Paris, July 2, 2009 – Since President Barack Obama in his recent Cairo speech made a tut-tutting remark about countries that restricted wearing religious garb in school, the controversy over the Muslim burqa has resumed in Europe.
It’s not a problem in the United States. Not many women are on the streets of New York or Chicago wearing totally enveloping gowns with only a mesh to look through. Few immigrants to the United States are from the countries where this is worn. Arab immigrants from the Middle East are more often than not middle-class, many are Christian, and nearly all are in America by choice and ambition, eager to celebrate the Fourth of July.
The American immigration model bears little resemblance to those in Europe, being – for naturalized citizens – non-directive, non-supportive and very open and free for those who accept a powerful popular conformism and intense American nationalism.
Americans, Canadians and the British usually expect everyone to wear whatever they want. Even Royal Canadian Mounted Policemen wear turbans, if they are Sikhs -- not yet the practice among New York City mounted policemen, nor the city’s bicycle-mounted delivery-men. But perhaps these are not jobs Sikhs want.
In Europe, clothing and immigration are closely connected. There was controversy in Britain last year when young black or Asian men wearing “hoodies” – hooded sweatshirts – received an inordinate amount of attention from the police. An objectively unanswerable question of political correctness was thereby posed, concerning police discrimination (or “racial profiling”).

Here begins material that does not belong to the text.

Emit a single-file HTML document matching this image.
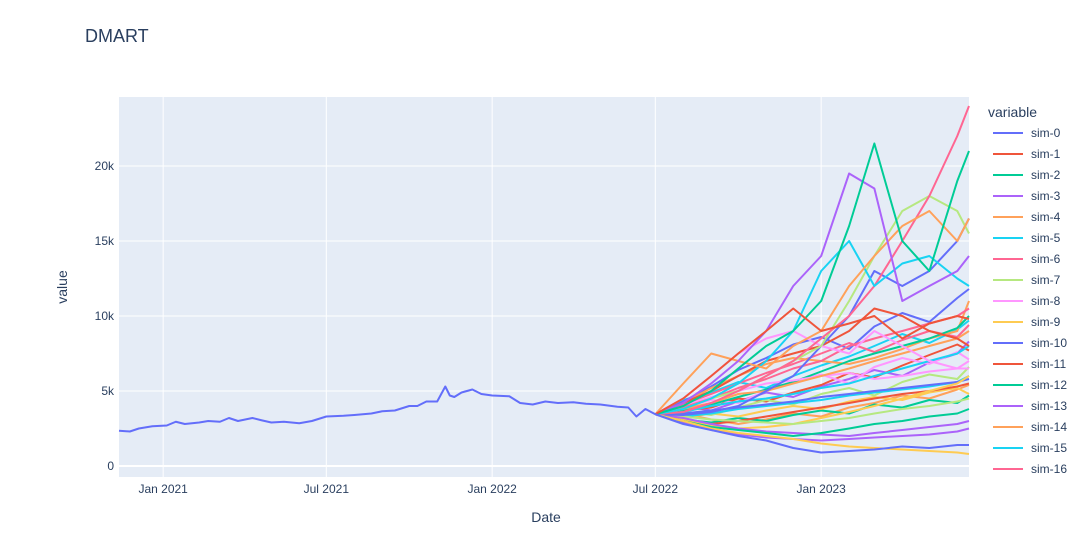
<!DOCTYPE html>
<html><head><meta charset="utf-8"><style>
body{margin:0;background:#fff;font-family:"Liberation Sans",sans-serif;}
svg text{font-family:"Liberation Sans",sans-serif;}
</style></head><body>
<svg id="chart" width="1092" height="533">
<text x="85" y="42" font-size="18" fill="#2a3f5f">DMART</text>
<rect x="119" y="97" width="850" height="380" fill="#e5ecf6"/>
<g id="grid"></g><g id="series"></g><g id="axes"></g>
<text x="546" y="522" font-size="14" fill="#2a3f5f" text-anchor="middle">Date</text>
<text x="67" y="287" font-size="14" fill="#2a3f5f" text-anchor="middle" transform="rotate(-90 67 287)">value</text>
<g id="legend"><text x="988" y="117" font-size="14" fill="#2a3f5f">variable</text></g>
</svg>
<script>
const histDates=["2020-11-13","2020-11-25","2020-12-05","2020-12-20","2021-01-05","2021-01-15","2021-01-25","2021-02-10","2021-02-20","2021-03-05","2021-03-15","2021-03-25","2021-04-10","2021-04-20","2021-05-01","2021-05-15","2021-06-01","2021-06-15","2021-07-01","2021-07-20","2021-08-01","2021-08-20","2021-09-01","2021-09-15","2021-10-01","2021-10-10","2021-10-20","2021-11-01","2021-11-10","2021-11-15","2021-11-20","2021-11-28","2021-12-10","2021-12-20","2022-01-01","2022-01-20","2022-02-01","2022-02-15","2022-03-01","2022-03-15","2022-04-01","2022-04-15","2022-05-01","2022-05-20","2022-06-01","2022-06-10","2022-06-20","2022-07-01"];
const histValues=[2350,2300,2500,2650,2700,2950,2800,2900,3000,2950,3200,3000,3200,3050,2900,2950,2850,3000,3300,3350,3400,3500,3650,3700,4000,4000,4300,4300,5300,4700,4600,4900,5100,4800,4700,4650,4200,4100,4300,4200,4250,4150,4100,3950,3900,3300,3800,3450];
const simDates=["2022-07-01","2022-08-01","2022-09-01","2022-10-01","2022-11-01","2022-12-01","2023-01-01","2023-02-01","2023-03-01","2023-04-01","2023-05-01","2023-06-01","2023-06-14"];
const sims=[
[3450,2800,2400,2000,1700,1200,900,1000,1100,1300,1200,1400,1400],
[3450,4500,6000,7500,9000,10500,9000,9500,10000,8500,9500,10000,9800],
[3450,4000,5000,6500,8000,9000,11000,16000,21500,15000,13000,19000,21000],
[3450,4200,5500,7000,9000,12000,14000,19500,18500,11000,12000,13000,14000],
[3450,5500,7500,7000,6500,8000,9000,12000,14000,16000,17000,15000,16500],
[3450,3800,4500,5500,7000,9000,13000,15000,12000,13500,14000,12500,12000],
[3450,3600,4200,5000,6000,7000,8500,10000,12000,15000,18000,22000,24000],
[3450,3800,4500,5000,6000,7000,8000,11000,14000,17000,18000,17000,15500],
[3450,4500,6000,7500,8500,9000,8000,7500,9000,8000,7000,6500,6500],
[3450,3000,2500,2200,2000,1800,1500,1300,1200,1100,1000,900,800],
[3450,3400,3600,4000,5000,6000,8000,10000,13000,12000,13000,15000,16500],
[3450,4200,5000,6000,7000,7500,8000,9000,10500,10000,9000,8500,8000],
[3450,3000,2600,2400,2200,2000,2200,2500,2800,3000,3300,3500,3800],
[3450,3200,2800,2500,2300,2200,2100,2000,2200,2400,2600,2800,3000],
[3450,3800,4200,4800,5000,5500,6000,6500,7000,7500,8000,8500,9000],
[3450,3600,4000,4300,4500,4800,5200,5500,6000,6500,7000,7500,8000],
[3450,3900,4500,5200,5800,6500,7000,8000,8500,9000,9500,10000,10500],
[3450,3300,3100,3000,2900,2800,3000,3200,3500,3800,4000,4300,4500],
[3450,4000,4600,5000,5500,5700,6000,6200,5800,6000,6300,6500,7000],
[3450,3100,2700,2500,2600,2800,3200,3600,4000,4500,5000,5500,6000],
[3450,3500,3700,3900,4100,4300,4600,4800,5000,5200,5400,5600,5800],
[3450,3000,2800,3000,3300,3600,3900,4200,4500,4800,5000,5300,5500],
[3450,3700,4100,4600,5100,5600,6300,7000,7500,8000,8500,9200,10000],
[3450,2900,2400,2100,1900,1800,1700,1800,1900,2000,2100,2300,2500],
[3450,4200,5200,6000,6800,7200,7000,6800,7200,7800,8500,9000,11000],
[3450,3300,3500,3800,4000,4200,4400,4700,4900,5100,5300,5600,6000],
[3450,4100,4800,5500,6200,6800,7500,8200,7600,8400,9000,8600,9400],
[3450,3600,3400,3900,4400,4100,4800,5200,4700,5600,6100,5800,6600],
[3450,3900,4400,4200,5000,5600,6100,5500,6600,7200,6800,7600,7100],
[3450,3200,3500,3300,3700,4000,3800,4300,4600,4400,4900,5200,4800],
[3450,4300,5300,6400,7200,8100,8600,7800,9300,10200,9600,11200,11800],
[3450,3700,3900,4500,4300,4900,5400,6200,5900,6700,7400,8100,7700],
[3450,3100,2900,3200,3000,3400,3700,3500,4100,3900,4400,4200,4700],
[3450,4000,3700,4300,4900,4600,5300,5800,6400,6000,6900,7500,8300],
[3450,3500,3100,2800,3100,3500,3300,3900,4200,4700,4500,5100,5400],
[3450,4400,4900,5600,5200,6000,6700,7300,8000,8800,8200,9100,9700]];
const yTicks=[0,5000,10000,15000,20000];
const yTickLabels=["0","5k","10k","15k","20k"];
const xTicks=["2021-01-01","2021-07-01","2022-01-01","2022-07-01","2023-01-01"];
const xTickLabels=["Jan 2021","Jul 2021","Jan 2022","Jul 2022","Jan 2023"];
const legendCount=17;
const colors=["#636efa","#EF553B","#00cc96","#ab63fa","#FFA15A","#19d3f3","#FF6692","#B6E880","#FF97FF","#FECB52"];
const NS="http://www.w3.org/2000/svg";
const t0=Date.parse("2020-11-13"),t1=Date.parse("2023-06-14");
const X=d=>119+(Date.parse(d)-t0)/(t1-t0)*850;
const Y=v=>466-v*0.015;
function mk(tag,attrs,parent){const e=document.createElementNS(NS,tag);for(const k in attrs)e.setAttribute(k,attrs[k]);parent.appendChild(e);return e;}
const grid=document.getElementById('grid'),axes=document.getElementById('axes'),ser=document.getElementById('series'),leg=document.getElementById('legend');
yTicks.forEach((v,i)=>{const l=mk('line',{x1:119,x2:969,y1:Y(v),y2:Y(v),stroke:'#fff','stroke-width':v===0?2:1},grid);


const t=mk('text',{x:114,y:Y(v)+4,'font-size':12,fill:'#2a3f5f','text-anchor':'end'},axes);t.textContent=yTickLabels[i];

});
xTicks.forEach((d,i)=>{const l=mk('line',{x1:X(d),x2:X(d),y1:97,y2:477,stroke:'#fff','stroke-width':1},grid);


const t=mk('text',{x:X(d),y:493,'font-size':12,fill:'#2a3f5f','text-anchor':'middle'},axes);t.textContent=xTickLabels[i];

});
function line(dates,vals,color,name){const p=mk('polyline',{points:dates.map((d,i)=>X(d)+','+Y(vals[i])).join(' '),fill:'none',stroke:color,'stroke-width':2,'stroke-linejoin':'round'},ser);

}
for(let s=sims.length-1;s>=0;s--)line(simDates,sims[s],colors[s%10],'sim-'+s+'-line');
line(histDates,histValues,colors[0],'history-line');
for(let i=0;i<legendCount;i++){const y=133+i*21;
const g=mk('g',{},leg);


mk('line',{x1:993,x2:1023,y1:y,y2:y,stroke:colors[i%10],'stroke-width':2},g);
const t=mk('text',{x:1031,y:y+4,'font-size':12,fill:'#2a3f5f'},g);t.textContent='sim-'+i;}
</script>
</body></html>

If noisy young men traveling in groups and wearing hoodies are – or are perceived as -- responsible for a disproportionate amount of small-time crime and nuisance in a given neighborhood, or at certain train or subway stations, or even if similarly garbed French youth are suspected of burning their neighbors’ cars on festive occasions, is it racial profiling for the police to stop and question them, or search them for illegal weapons?